I might have alot of difficult memories surrounding school but through it all I learned what children need; because I remember what I needed. Above anything else children need freedom. Freedom of thought, freedom of speech, freedom to move. Freedom to learn, to ask questions, and live outside the box. Freedom to just BE. Children are mini scientists that want to explore and discover. They want to try things out and give everything a go. If you let them loose they just keep learning… But once you stop them from exploring; once you tell them what to think, how to think, when to think, and where to think, they are going to stop thinking.

When you stop thinking you stop asking questions.

when you stop asking question you stop getting answers.

All around the world the best teachers are waking up. They’re realising that things aren’t right and they are leaving the profession. Some are trying their hardest at what feels like an uphill battle, they fight for children everyday. They fight for children’s rights. For each child that has to be in school to have space and time, to move and play, follow their interests and create a love for learning.
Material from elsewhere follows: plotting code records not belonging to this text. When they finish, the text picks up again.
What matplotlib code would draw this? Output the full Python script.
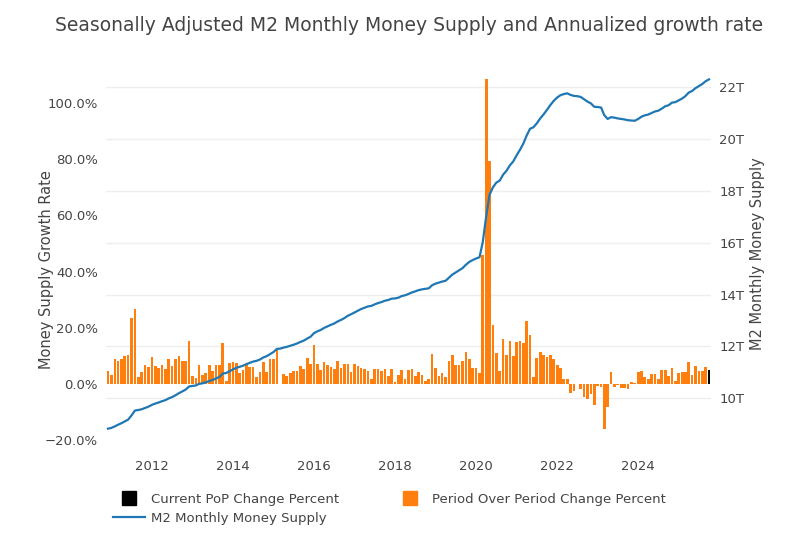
import matplotlib
matplotlib.use("Agg")
import matplotlib.pyplot as plt
import matplotlib.dates as mdates
from matplotlib.lines import Line2D
from matplotlib.ticker import FuncFormatter
import pandas as pd

plt.rcParams.update({
    "font.family": "DejaVu Sans",
    "axes.spines.top": False,
    "axes.spines.right": False,
    "axes.spines.left": False,
    "axes.spines.bottom": False,
})

# ── data ──────────────────────────────────────────────────────────────────────
months = pd.date_range("2010-12-01", periods=179, freq="MS")

# annualized period-over-period change, %
pop_change = [
    4.7, 3.1, 9.0, 8.1, 8.8, 10.0, 10.2, 23.3, 26.6, 2.4, 4.3, 6.6,
    5.9, 9.5, 6.4, 5.5, 6.6, 5.2, 8.8, 6.4, 8.8, 10.0, 8.1, 8.3,
    15.2, 2.8, 2.1, 6.6, 3.1, 3.8, 6.6, 4.5, 6.6, 6.9, 14.5, 0.9,
    7.4, 7.8, 7.4, 3.8, 5.0, 6.6, 5.9, 5.9, 2.4, 4.3, 7.8, 4.3,
    8.8, 9.0, 12.1, 0.1, 3.6, 2.8, 4.0, 4.5, 4.5, 6.4, 5.2, 9.3,
    7.1, 14.0, 7.1, 5.0, 7.8, 6.6, 5.9, 5.2, 8.1, 5.7, 7.1, 7.1,
    4.3, 7.1, 6.4, 5.7, 5.2, 4.7, 1.9, 5.2, 5.2, 4.5, 5.2, 2.8,
    5.2, 0.7, 3.1, 5.0, 1.9, 4.8, 5.2, 2.8, 4.3, 3.1, 0.9, 1.7,
    10.7, 5.5, 2.8, 3.8, 2.4, 8.3, 10.2, 6.9, 6.6, 8.1, 11.4, 9.0,
    5.7, 5.5, 3.8, 45.9, 108.4, 79.5, 21.1, 10.9, 4.5, 16.1, 10.4, 15.4,
    10.0, 14.9, 15.4, 14.7, 22.3, 17.3, 2.4, 9.3, 11.2, 10.2, 9.7, 10.4,
    9.0, 6.9, 5.5, 1.9, 1.7, -3.1, -2.4, -0.1, -1.8, -4.5, -5.2, -3.6,
    -7.4, -0.6, -1.0, -15.9, -8.1, 4.3, -1.0, -0.5, -1.4, -1.4, -1.8, 0.6,
    0.2, 4.2, 4.7, 2.3, 1.6, 3.6, 3.7, 1.7, 5.0, 5.0, 2.8, 5.7,
    0.9, 4.0, 4.3, 4.3, 7.7, 3.1, 6.5, 4.7, 4.5, 5.9, 4.8,
]

# M2 money supply, trillions of dollars
m2_supply = [
    8.82, 8.85, 8.91, 8.97, 9.03, 9.10, 9.17, 9.33, 9.52, 9.54, 9.57, 9.62,
    9.67, 9.74, 9.79, 9.83, 9.88, 9.92, 9.99, 10.04, 10.11, 10.19, 10.26, 10.33,
    10.45, 10.47, 10.49, 10.55, 10.57, 10.61, 10.66, 10.70, 10.76, 10.82, 10.95, 10.97,
    11.04, 11.11, 11.17, 11.21, 11.25, 11.31, 11.36, 11.41, 11.44, 11.49, 11.57, 11.62,
    11.70, 11.78, 11.90, 11.91, 11.95, 11.98, 12.02, 12.06, 12.11, 12.17, 12.22, 12.30,
    12.37, 12.51, 12.58, 12.63, 12.71, 12.77, 12.83, 12.88, 12.96, 13.02, 13.09, 13.18,
    13.24, 13.31, 13.38, 13.44, 13.49, 13.54, 13.56, 13.62, 13.67, 13.71, 13.76, 13.79,
    13.84, 13.85, 13.88, 13.94, 13.97, 14.02, 14.08, 14.12, 14.17, 14.20, 14.22, 14.24,
    14.36, 14.42, 14.46, 14.50, 14.53, 14.65, 14.77, 14.85, 14.93, 15.02, 15.15, 15.26,
    15.33, 15.39, 15.44, 16.02, 17.01, 17.85, 18.14, 18.32, 18.40, 18.63, 18.78, 18.99,
    19.14, 19.38, 19.60, 19.82, 20.14, 20.40, 20.46, 20.61, 20.80, 20.96, 21.13, 21.32,
    21.48, 21.61, 21.70, 21.74, 21.77, 21.71, 21.67, 21.66, 21.63, 21.54, 21.45, 21.38,
    21.25, 21.24, 21.22, 20.93, 20.78, 20.85, 20.83, 20.80, 20.78, 20.76, 20.73, 20.72,
    20.71, 20.78, 20.87, 20.92, 20.95, 21.01, 21.07, 21.10, 21.18, 21.27, 21.31, 21.41,
    21.43, 21.50, 21.57, 21.66, 21.80, 21.86, 21.97, 22.05, 22.13, 22.24, 22.31,
]

growth_ticks = [-20, 0, 20, 40, 60, 80, 100]
supply_ticks = [10, 12, 14, 16, 18, 20, 22]
year_ticks = list(range(2012, 2025, 2))

BAR_ORANGE = "#ff7f0e"
LINE_BLUE = "#1f77b4"
TEXT = "#444444"

# ── figure ───────────────────────────────────────────────────────────────────
fig = plt.figure(figsize=(8.06, 5.49), dpi=100)
ax = fig.add_axes([0.1319, 0.1876, 0.7499, 0.6995])
ax_r = ax.twinx()      # right scale + gridlines, drawn underneath
ax_line = ax.twinx()   # M2 line, drawn on top of the bars

ax_r.set_zorder(0)
ax.set_zorder(1)
ax_line.set_zorder(2)
ax.patch.set_visible(False)
ax_line.patch.set_visible(False)

bar_w = 24  # days
ax.bar(months[:-1], pop_change[:-1], width=bar_w, color=BAR_ORANGE,
       label="Period Over Period Change Percent")
ax.bar(months[-1:], pop_change[-1:], width=bar_w, color="black",
       label="Current PoP Change Percent")
ax_line.plot(months, m2_supply, color=LINE_BLUE, linewidth=1.6,
             label="M2 Monthly Money Supply")

ax.set_ylim(-22.1, 114.6)
ax_r.set_ylim(8.15, 22.98)
ax_line.set_ylim(8.15, 22.98)
ax.set_xlim(months[0] - pd.Timedelta(days=15), months[-1] + pd.Timedelta(days=15))

ax.set_yticks(growth_ticks)
ax.yaxis.set_major_formatter(FuncFormatter(
    lambda v, _: f"{v:.1f}%".replace("-", "\u2212")))
ax_r.set_yticks(supply_ticks)
ax_r.yaxis.set_major_formatter(FuncFormatter(lambda v, _: f"{v:.0f}T"))
ax_line.set_yticks([])
ax_line.yaxis.set_visible(False)

ax.xaxis.set_major_formatter(mdates.DateFormatter("%Y"))
ax.set_xticks([pd.Timestamp(f"{y}-01-01") for y in year_ticks])

ax_r.grid(axis="y", color="#eeeeee", linewidth=1)
for a in (ax, ax_r, ax_line):
    for s in a.spines.values():
        s.set_visible(False)
    a.tick_params(length=0, labelsize=9.5, labelcolor=TEXT)
ax.tick_params(axis="x", pad=10)
ax.tick_params(axis="y", pad=6)
ax_r.tick_params(axis="y", pad=6)

ax.set_ylabel("Money Supply Growth Rate", fontsize=10.5, color=TEXT)
ax.yaxis.set_label_coords(-0.086, 0.46)
ax_r.set_ylabel("M2 Monthly Money Supply", fontsize=10.5, color=TEXT)
ax_r.yaxis.set_label_coords(1.065, 0.5)

fig.text(0.507, 0.954, "Seasonally Adjusted M2 Monthly Money Supply and Annualized growth rate",
         ha="center", va="center", fontsize=13.5, color=TEXT)

# legend below the plot, two columns
left_items = [
    Line2D([], [], marker="s", linestyle="none", markersize=9.5, color="black"),
    Line2D([], [], color=LINE_BLUE, linewidth=1.6),
]
fig.legend(left_items, ["Current PoP Change Percent", "M2 Monthly Money Supply"],
           loc="upper left", bbox_to_anchor=(113 / 806, 1 - 493 / 549),
           frameon=False, fontsize=9.5, handlelength=2.4, handletextpad=0.5,
           borderpad=0, borderaxespad=0, labelspacing=0.45, labelcolor=TEXT)
right_items = [Line2D([], [], marker="s", linestyle="none", markersize=9.5,
                      color=BAR_ORANGE)]
fig.legend(right_items, ["Period Over Period Change Percent"],
           loc="upper left", bbox_to_anchor=(394 / 806, 1 - 493 / 549),
           frameon=False, fontsize=9.5, handlelength=2.4, handletextpad=0.5,
           borderpad=0, borderaxespad=0, labelcolor=TEXT)

fig.savefig("out.png", dpi=100)
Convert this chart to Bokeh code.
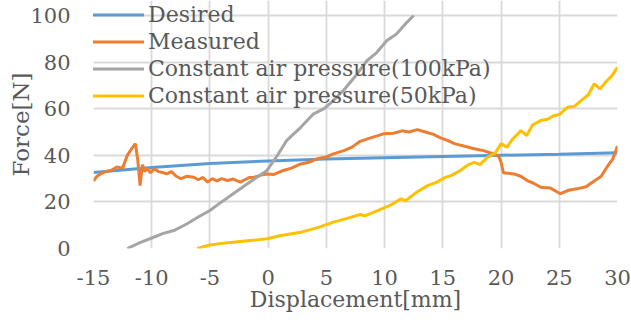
from bokeh.plotting import figure
from bokeh.models import Range1d, FixedTicker, Legend, LegendItem
from bokeh.embed import file_html
from bokeh.resources import INLINE

x_ticks = [-15, -10, -5, 0, 5, 10, 15, 20, 25, 30]
y_ticks = [0, 20, 40, 60, 80, 100]

desired_x = [-15, -10, -5, 0, 5, 10, 15, 20, 25, 30]
desired_y = [32.6, 34.8, 36.5, 37.6, 38.4, 39.0, 39.5, 40.0, 40.5, 41.1]

measured_x = [-15, -14.7, -14.4, -14, -13.5, -13, -12.5, -12.1, -11.7, -11.4, -11.2, -11.0, -10.8,
              -10.6, -10.4, -10.1, -9.8, -9.4, -9, -8.7, -8.3, -7.9, -7.5, -7, -6.4, -6, -5.6,
              -5.2, -4.8, -4.4, -4, -3.5, -3, -2.4, -2, -1.6, -1.2, -0.6, -0.1, 0.5, 1.3, 2, 2.8,
              3.5, 4.2, 5, 5.6, 6.5, 7.2, 7.9, 8.8, 9.9, 10.8, 11.5, 12.1, 12.8, 13.5, 14.2, 14.8,
              15.4, 16, 16.8, 17.7, 18.5, 19.1, 19.4, 19.8, 20.0, 20.2, 21.1, 21.7, 22.3, 22.8,
              23.4, 24.2, 25.1, 25.8, 26.5, 27.3, 28, 28.6, 29.1, 29.6, 30]
measured_y = [29, 31, 32, 33, 33.5, 35, 34.5, 40, 43, 45, 38, 27, 36, 33, 34.5, 32.5, 34.2, 33,
              32.5, 32, 33, 31, 30, 31, 30.6, 29.5, 30.5, 28.5, 30, 29, 30, 29.2, 29.8, 28.5, 29.5,
              30.5, 30.6, 31.5, 32, 31.8, 33.5, 34.5, 36.3, 37, 38.5, 39.3, 40.6, 42, 43.5, 46,
              47.5, 49.2, 49.5, 50.5, 50, 51, 50, 49, 47.5, 46.4, 45, 44, 42.8, 42, 41, 40.6,
              39.5, 37, 32.5, 32, 31, 29, 28, 26.3, 26, 23.5, 25, 25.6, 26.5, 29, 31, 35, 38.5, 44]

p100_x = [-12.1, -11, -10, -9, -8.1, -7, -6, -5, -4, -3, -2, -1, -0.1, 0.8, 1.6, 2.8, 3.9, 4.8,
          5.6, 6.5, 7.5, 8.5, 9.3, 10.2, 11, 11.8, 12.5]
p100_y = [0, 2.5, 4.5, 6.5, 7.7, 10.5, 13.5, 16.3, 20, 23.5, 27, 30.5, 33.5, 40, 46.4, 52, 57.8,
          60, 63.5, 68, 74, 80.7, 84, 89.3, 92, 96.5, 100]

p50_x = [-6.1, -5, -4, -3, -2, -1, -0.1, 1, 2, 2.8, 3.7, 4.5, 5.6, 6.7, 7.9, 8.3, 9.5, 10.5, 11.4,
         11.8, 12.7, 13.7, 14.5, 15.2, 15.7, 16.5, 17.2, 17.7, 18.2, 18.8, 19.5, 20, 20.5, 21,
         21.4, 21.7, 22.2, 22.7, 23.4, 24, 24.5, 25.0, 25.7, 26.3, 27, 27.5, 28, 28.5, 29, 29.5, 30]
p50_y = [0, 1.5, 2.2, 2.7, 3.2, 3.7, 4.2, 5.5, 6.3, 7, 8.2, 9.4, 11.3, 12.8, 14.6, 14, 16.5, 18.6,
         21.3, 20.5, 24, 27, 28.5, 30.5, 31.3, 33.5, 36, 37, 36, 39, 41, 45, 43.5, 47, 49, 50.6,
         48.5, 53, 54.9, 55.5, 57, 57.5, 60.6, 61, 64, 66, 70.7, 68.5, 71.5, 74, 77.8]

names = ["Desired", "Measured", "Constant air pressure(100kPa)", "Constant air pressure(50kPa)"]
colors = ["#5b9bd5", "#ed7d31", "#a5a5a5", "#ffc000"]

FONT = "DejaVu Serif"
TXT = "#595959"
GRID = "#d9d9d9"

# frame extends above the 100 gridline so the legend (which overlaps the top) is not clipped
p = figure(width=631, height=322, output_backend="svg", toolbar_location=None,
           x_range=Range1d(-15, 30), y_range=Range1d(0, 106.44),
           min_border_left=93, min_border_right=14, min_border_top=0, min_border_bottom=74)
p.outline_line_color = None

series = [(desired_x, desired_y), (measured_x, measured_y), (p100_x, p100_y), (p50_x, p50_y)]
items = []
for (xs, ys), n, c in zip(series, names, colors):
    r = p.line(xs, ys, line_color=c, line_width=3)
    items.append(LegendItem(label=n, renderers=[r]))

p.xaxis.ticker = FixedTicker(ticks=x_ticks)
p.yaxis.ticker = FixedTicker(ticks=y_ticks)
p.xaxis.major_label_overrides = {t: str(t) for t in x_ticks}
for ax in (p.xaxis[0], p.yaxis[0]):
    ax.axis_line_color = None
    ax.major_tick_line_color = None
    ax.minor_tick_line_color = None
    ax.major_tick_out = 0
    ax.major_tick_in = 0
    ax.minor_tick_out = 0
    ax.minor_tick_in = 0
    ax.major_label_text_font = FONT
    ax.major_label_text_font_size = "21px"
    ax.major_label_text_color = TXT
    ax.axis_label_text_font = FONT
    ax.axis_label_text_color = TXT
    ax.axis_label_text_font_style = "normal"
p.xaxis.axis_label = "Displacement[mm]"
p.yaxis.axis_label = "Force[N]"
p.xaxis.axis_label_text_font_size = "22px"
p.yaxis.axis_label_text_font_size = "23px"
p.xaxis.major_label_standoff = 21
p.yaxis.major_label_standoff = 23
p.xaxis.axis_label_standoff = -1
p.yaxis.axis_label_standoff = -7

p.xgrid.ticker = FixedTicker(ticks=x_ticks)
p.ygrid.ticker = FixedTicker(ticks=y_ticks)
p.grid.grid_line_color = GRID
p.grid.grid_line_width = 1.8

legend = Legend(items=items, location=(-3, 139))
legend.background_fill_alpha = 0
legend.border_line_alpha = 0
legend.padding = 0
legend.margin = 0
legend.spacing = 0
legend.glyph_width = 54
legend.glyph_height = 27
legend.label_height = 27
legend.label_standoff = 4
legend.label_text_font = FONT
legend.label_text_font_size = "22px"
legend.label_text_color = TXT
p.add_layout(legend, "center")

open("out.html", "w").write(file_html(p, INLINE))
They fight for adequate resources, fairness and equality.

I often ask myself;

why are the teachers not being listened to,

why are they not being heard?

Some have given up the fight and are searching for a new way. A way for children to learn while being free, where they can go at their own pace, be immersed in nature, learn valuable life skills and contribute wholeheartedly to their community.

The way forward won’t be the same for each of us but for our family what we create will align with our values.

As an early childhood educator I firmly believe that children learn best through play, in a relaxed and homely environment where they have the right to freedom and are encouraged to be themselves. Where they have the opportunity to build strong, lasting and meaningful relationships with those around them and have a deep sense of belonging.

When we offer our children endless opportunities to investigate the world around them and give them space and time to make meaningful connections, they can take initiative and navigate their own learning journey with the support of trusted adults.

I feel that we need to protect each child’s way of BEing, celebrate creativity, perspective, individuality, and support their innate ability to imagine, while also allowing for the development of thought processes.

When we allow children to build upon their own strengths, interests and theories we empower them to follow their heart. This develops into a love for research and the acquisition of knowledge that forms their understanding. It is this LOVE for learning that will guide them as the grow and develop.

Learning is life.

Learning is not seperate to life,

it is the experience of life.

When I imagine what learning will look like for us I don’t see lessons, grades, or schedules. I don’t see one teacher responsible for many children. I don’t even see a classroom.

I envision a community of adults and children learning together.

I envision a kind of homeschool but not with just one family, with many.

Families together supporting each other; like Playcentre for all ages.

I envision Life Learning.

This is my perception, we each have our own.

What can you take from your past, that will help build a better tomorrow?